“Copacabana me engana” e nos envolve
José Antônio Silva
Ao invés dos cangaceiros e anti-heróis do sertão cinemanovista, a classe média de Copacabana. Mas não a classe média da sofisticação da bossa nova, e sim a da maioria anônima, de um naif provinciano, tendo como trilha sonora as canções de segundo escalão da jovem guarda (mas também Mutantes, Caetano..). A linha de calçada que se estende desde a espuma do Atlântico à muralha de prédios chic da Zona Sul, nos anos 60, é a praia invadida – de câmara na mão, claro – pelo estreante Antonio Carlos Fontoura, em “Copacabana me engana”. Que finalmente assisti, numa sessão coruja da TV Brasil, noite dessas.
Aquela região do Rio, somente conquistada pela cidade à mata è as montanhas no início do século XX, após a abertura de um túnel, é o palco das batalhas éticas e existenciais de Marquinho (muito bem vivido por Carlo Mossy). Ao acompanhar as deambulações e a vagabundagem de um garotão de praia, com seus vinte e lá vai bola anos, eternamente um “vestibulando”, Fontoura expõe uma fatia da dimensão trágica de um país então sob manu militari, com toda alienação política e a falta de perspectivas para a juventude, disso resultante
Não que a ditadura apareça e abane para o público, sob a forma da polícia ou exército. O jovem cineasta se contenta em apresentar seus reflexos arrasadores, a hipocrisia social, o esvaziamento de projetos de futuro, a falta de opções, o velho poder do dinheiro...
A juventude e a inocência tardia de Marquinho viram moeda de troca existencial nas mãos calejadas de Irene (Odete Lara, explodindo em sua beleza madura), assim como do cínico amante da mulher, o milionário trambiqueiro vivido por Paulo Gracindo. Mas também dos pais do garotão e de seu irmão mais velho e experiente, interpretado por Claudio Marzo.
A turma de playboys com quem o protagonista joga bola (liderada pelo talento de Joel Barcellos) na praia e com quem sai para beber e tentar pegar mulher, deixa de ser a expressão coletiva de Marquinho, a partir do momento em que ele se apaixona por Irene. A cena em que o grupo de rapazes fortes e bem vestidos invade um velho salão para espancar meia dúzia de trabalhadores sindicalistas, congela um retrato da alienação política total de jovens em determinado momento histórico.
Os diálogos não podem ser mais “naturais” – e assim, fazem um contraponto àquilo que as cenas desnudam, como o ménage à trois de Irene, Marquinho e seu irmão. E tudo se desvela. Mossy, que alguns anos depois ganhou dinheiro e fama encaixotando uma série de pôrno-chanchadas, revelou-se o ator certo para o papel.

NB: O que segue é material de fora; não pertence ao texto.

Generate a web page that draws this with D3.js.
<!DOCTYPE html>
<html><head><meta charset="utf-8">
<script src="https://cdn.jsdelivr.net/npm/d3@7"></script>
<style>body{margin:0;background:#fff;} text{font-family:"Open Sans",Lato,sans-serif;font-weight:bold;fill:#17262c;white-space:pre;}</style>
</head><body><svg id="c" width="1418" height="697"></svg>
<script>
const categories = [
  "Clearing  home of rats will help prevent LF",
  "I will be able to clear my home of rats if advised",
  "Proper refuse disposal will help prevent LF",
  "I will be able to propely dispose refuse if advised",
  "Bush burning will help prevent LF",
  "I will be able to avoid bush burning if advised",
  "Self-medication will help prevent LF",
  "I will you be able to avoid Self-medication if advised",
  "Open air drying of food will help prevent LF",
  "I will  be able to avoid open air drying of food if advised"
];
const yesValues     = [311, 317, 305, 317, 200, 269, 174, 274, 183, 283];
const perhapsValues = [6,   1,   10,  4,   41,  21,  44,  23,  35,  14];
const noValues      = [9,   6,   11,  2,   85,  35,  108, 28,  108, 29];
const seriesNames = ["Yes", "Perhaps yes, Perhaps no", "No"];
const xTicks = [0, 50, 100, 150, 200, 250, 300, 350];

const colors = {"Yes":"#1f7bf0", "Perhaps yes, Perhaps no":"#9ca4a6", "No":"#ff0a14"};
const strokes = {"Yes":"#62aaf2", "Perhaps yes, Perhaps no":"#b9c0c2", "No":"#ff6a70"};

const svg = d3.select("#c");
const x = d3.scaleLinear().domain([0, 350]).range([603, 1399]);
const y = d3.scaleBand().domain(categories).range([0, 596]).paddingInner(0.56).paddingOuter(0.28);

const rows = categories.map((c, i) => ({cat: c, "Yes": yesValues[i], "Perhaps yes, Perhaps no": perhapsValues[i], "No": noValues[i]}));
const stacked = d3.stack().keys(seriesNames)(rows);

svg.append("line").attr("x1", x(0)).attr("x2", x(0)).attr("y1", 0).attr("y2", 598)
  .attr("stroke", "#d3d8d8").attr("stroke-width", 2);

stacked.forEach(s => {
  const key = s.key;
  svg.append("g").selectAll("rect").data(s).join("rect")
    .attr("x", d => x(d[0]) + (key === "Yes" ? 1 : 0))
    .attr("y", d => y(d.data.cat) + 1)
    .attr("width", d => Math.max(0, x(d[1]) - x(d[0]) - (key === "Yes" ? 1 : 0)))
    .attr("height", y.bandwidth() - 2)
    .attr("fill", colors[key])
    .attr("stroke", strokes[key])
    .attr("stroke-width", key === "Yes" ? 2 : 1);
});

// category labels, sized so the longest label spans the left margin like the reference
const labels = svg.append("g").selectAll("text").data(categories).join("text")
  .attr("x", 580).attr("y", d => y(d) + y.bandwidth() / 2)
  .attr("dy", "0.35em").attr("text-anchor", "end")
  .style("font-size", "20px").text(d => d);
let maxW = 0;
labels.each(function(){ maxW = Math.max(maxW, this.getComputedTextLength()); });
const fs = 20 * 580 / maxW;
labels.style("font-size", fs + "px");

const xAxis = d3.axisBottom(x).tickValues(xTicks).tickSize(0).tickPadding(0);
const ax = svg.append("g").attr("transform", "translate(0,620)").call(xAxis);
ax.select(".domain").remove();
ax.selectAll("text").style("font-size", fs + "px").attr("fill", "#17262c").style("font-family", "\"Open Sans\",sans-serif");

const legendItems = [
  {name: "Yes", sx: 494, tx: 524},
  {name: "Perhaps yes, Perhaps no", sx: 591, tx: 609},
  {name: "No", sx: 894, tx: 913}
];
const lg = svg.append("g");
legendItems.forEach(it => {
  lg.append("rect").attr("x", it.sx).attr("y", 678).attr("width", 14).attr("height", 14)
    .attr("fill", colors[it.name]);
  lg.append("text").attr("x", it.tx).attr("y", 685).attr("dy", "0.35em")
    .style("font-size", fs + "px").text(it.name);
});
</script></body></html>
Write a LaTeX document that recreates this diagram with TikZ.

O diretor Fontoura, que três anos depois nos deu o clássico “A Rainha Diaba”, talvez tenha realizado à época seus melhores trabalhos. Mas, nascido em 1939, continua na ativa.
“Copacabana me engana” é um belo filme, low profile. Em preto e branco – enquanto o Brasil da ditadura repetia as cenas do cinema no cotidiano, em cores vivas e mortas. Mas sem perder o humor - o tal “típico humor carioca”, presente nas tiradas de Joel Barcellos, ou nas observações de Odete ou do já veterano Paulo Gracindo.